Now we use (2) to bound $$ \mathsf E\left|\sum_{i=1}^n \varepsilon_i a_i\right|=\mathsf E\left|\sum_{i=1}^{n-1} \varepsilon_i a_i+a_n\right|+\left|\sum_{i=1}^{n-1} \varepsilon_i a_i-a_n\right|\le \mathsf E\left|\sum_{i=1}^{n-1} \varepsilon_i a_i+b_n\right|+\left|\sum_{i=1}^{n-1} \varepsilon_i a_i-b_n\right|, $$ and the claim should follow by induction.


EDIT: In fact, I just noticed the following slightly more elegant argument. Observe that $$ (\alpha_1,\ldots,\alpha_n)\in[-1,1]^n\mapsto \mathsf E\left|\sum_{i=1}^n\varepsilon_i \alpha_i b_i\right|. $$ is a convex function, so it attains its maximum at some point $(\alpha_1,\ldots,\alpha_n)\in\{-1,1\}^n$. But since $(\varepsilon_1, \ldots, \varepsilon_n)$ and $(\alpha_1\varepsilon_1,\ldots,\alpha_n\varepsilon_n)$ have the same distribution, the claim follows.
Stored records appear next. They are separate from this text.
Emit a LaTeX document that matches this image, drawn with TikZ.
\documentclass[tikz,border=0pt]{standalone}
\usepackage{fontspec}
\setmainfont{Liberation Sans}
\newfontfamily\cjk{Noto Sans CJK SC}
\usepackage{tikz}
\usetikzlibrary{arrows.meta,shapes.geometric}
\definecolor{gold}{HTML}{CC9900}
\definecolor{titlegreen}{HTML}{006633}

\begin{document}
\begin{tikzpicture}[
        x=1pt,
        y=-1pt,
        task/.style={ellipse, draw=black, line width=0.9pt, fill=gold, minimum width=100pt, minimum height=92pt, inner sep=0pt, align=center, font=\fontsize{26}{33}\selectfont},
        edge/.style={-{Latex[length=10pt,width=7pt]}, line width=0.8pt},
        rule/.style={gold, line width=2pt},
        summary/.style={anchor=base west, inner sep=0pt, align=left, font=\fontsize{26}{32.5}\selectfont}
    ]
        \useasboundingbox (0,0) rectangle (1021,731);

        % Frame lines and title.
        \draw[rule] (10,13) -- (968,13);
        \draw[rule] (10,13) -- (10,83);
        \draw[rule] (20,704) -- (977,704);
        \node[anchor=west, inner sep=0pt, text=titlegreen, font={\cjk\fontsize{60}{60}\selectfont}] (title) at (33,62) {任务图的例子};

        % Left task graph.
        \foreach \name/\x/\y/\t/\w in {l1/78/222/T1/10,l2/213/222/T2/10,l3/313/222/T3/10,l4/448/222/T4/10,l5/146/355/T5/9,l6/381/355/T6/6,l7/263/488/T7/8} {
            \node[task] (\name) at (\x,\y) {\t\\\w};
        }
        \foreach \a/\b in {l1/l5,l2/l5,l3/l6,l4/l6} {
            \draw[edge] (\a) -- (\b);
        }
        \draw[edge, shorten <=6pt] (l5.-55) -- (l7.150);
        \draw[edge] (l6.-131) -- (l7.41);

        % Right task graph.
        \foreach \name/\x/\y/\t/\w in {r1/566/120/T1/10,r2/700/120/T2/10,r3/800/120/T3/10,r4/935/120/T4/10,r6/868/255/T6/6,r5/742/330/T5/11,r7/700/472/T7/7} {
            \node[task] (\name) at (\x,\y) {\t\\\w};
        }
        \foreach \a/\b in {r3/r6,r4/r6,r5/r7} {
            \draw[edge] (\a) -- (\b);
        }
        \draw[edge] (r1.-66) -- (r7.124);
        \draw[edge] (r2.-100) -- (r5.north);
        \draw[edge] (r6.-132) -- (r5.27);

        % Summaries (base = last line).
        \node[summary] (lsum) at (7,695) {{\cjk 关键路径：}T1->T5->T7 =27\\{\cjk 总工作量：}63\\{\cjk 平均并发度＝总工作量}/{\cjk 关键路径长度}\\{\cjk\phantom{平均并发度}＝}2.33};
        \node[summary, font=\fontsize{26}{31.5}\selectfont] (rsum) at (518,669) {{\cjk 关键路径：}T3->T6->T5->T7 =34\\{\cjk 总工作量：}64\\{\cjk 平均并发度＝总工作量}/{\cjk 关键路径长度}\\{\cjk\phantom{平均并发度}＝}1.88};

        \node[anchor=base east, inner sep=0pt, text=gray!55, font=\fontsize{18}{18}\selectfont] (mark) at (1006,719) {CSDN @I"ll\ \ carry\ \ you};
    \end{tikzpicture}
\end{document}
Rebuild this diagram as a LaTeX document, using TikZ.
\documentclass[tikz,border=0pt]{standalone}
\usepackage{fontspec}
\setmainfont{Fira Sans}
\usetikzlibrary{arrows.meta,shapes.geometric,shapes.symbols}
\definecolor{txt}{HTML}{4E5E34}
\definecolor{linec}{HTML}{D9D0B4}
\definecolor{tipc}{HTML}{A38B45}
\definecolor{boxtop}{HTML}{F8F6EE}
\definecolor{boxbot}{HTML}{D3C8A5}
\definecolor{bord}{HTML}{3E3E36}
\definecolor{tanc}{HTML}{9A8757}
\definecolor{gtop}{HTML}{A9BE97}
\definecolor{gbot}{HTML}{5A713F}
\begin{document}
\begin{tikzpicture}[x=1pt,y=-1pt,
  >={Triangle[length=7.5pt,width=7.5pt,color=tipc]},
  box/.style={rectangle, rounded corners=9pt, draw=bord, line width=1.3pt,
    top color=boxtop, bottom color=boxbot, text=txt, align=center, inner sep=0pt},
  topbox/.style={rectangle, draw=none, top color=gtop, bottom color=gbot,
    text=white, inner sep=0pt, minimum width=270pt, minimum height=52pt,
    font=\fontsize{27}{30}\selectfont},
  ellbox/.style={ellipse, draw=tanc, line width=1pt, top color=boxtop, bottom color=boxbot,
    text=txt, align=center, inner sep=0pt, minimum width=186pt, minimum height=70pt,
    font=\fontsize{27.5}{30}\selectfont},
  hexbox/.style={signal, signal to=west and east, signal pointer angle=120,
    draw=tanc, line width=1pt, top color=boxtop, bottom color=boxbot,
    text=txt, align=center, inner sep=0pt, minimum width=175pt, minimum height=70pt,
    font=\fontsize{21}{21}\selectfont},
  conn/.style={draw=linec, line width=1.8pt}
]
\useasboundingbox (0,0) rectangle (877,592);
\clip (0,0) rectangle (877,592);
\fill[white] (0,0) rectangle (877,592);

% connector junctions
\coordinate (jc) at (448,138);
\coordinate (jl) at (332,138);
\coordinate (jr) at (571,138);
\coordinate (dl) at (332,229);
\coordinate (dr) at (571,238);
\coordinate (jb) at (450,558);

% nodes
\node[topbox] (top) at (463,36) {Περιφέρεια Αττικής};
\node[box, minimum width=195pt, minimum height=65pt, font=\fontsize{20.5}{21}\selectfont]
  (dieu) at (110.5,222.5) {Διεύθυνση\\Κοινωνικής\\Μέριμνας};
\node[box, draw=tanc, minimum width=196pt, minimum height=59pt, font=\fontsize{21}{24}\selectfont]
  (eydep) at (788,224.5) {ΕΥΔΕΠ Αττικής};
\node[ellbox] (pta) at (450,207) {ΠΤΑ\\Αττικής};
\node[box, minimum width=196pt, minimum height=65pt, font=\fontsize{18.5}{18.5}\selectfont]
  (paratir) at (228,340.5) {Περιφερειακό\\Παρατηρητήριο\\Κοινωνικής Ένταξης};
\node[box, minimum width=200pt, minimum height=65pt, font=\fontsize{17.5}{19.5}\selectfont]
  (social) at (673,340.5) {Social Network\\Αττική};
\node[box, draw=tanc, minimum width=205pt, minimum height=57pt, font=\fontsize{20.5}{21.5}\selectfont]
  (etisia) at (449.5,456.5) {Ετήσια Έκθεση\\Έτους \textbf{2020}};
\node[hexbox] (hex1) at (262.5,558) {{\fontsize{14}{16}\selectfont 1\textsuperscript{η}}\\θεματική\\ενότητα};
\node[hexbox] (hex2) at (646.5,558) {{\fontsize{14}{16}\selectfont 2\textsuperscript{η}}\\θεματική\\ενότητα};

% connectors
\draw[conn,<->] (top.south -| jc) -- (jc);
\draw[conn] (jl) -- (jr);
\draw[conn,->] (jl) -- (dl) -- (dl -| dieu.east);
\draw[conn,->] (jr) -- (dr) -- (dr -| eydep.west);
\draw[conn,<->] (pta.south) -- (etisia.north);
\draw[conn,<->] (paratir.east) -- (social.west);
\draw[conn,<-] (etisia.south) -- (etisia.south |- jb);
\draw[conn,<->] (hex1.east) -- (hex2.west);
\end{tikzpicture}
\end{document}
Note that the proof can be readily generalized if $b_1, \ldots, b_n$ live in some Banach space (see Ledoux-Talagrand book).


You can readily check that applied conditionally on $X_1, \ldots, X_n$, (1) implies your last inequality, with $C=1$: $$ \mathsf E\left|\sum_{i=1}^n \varepsilon_i (f(X_i,z_1)-f(X_i,z_2))\right|\le |z_1-z_2|\mathsf E\left|\sum_{i=1}^n \varepsilon_i L(X_i)\right|. $$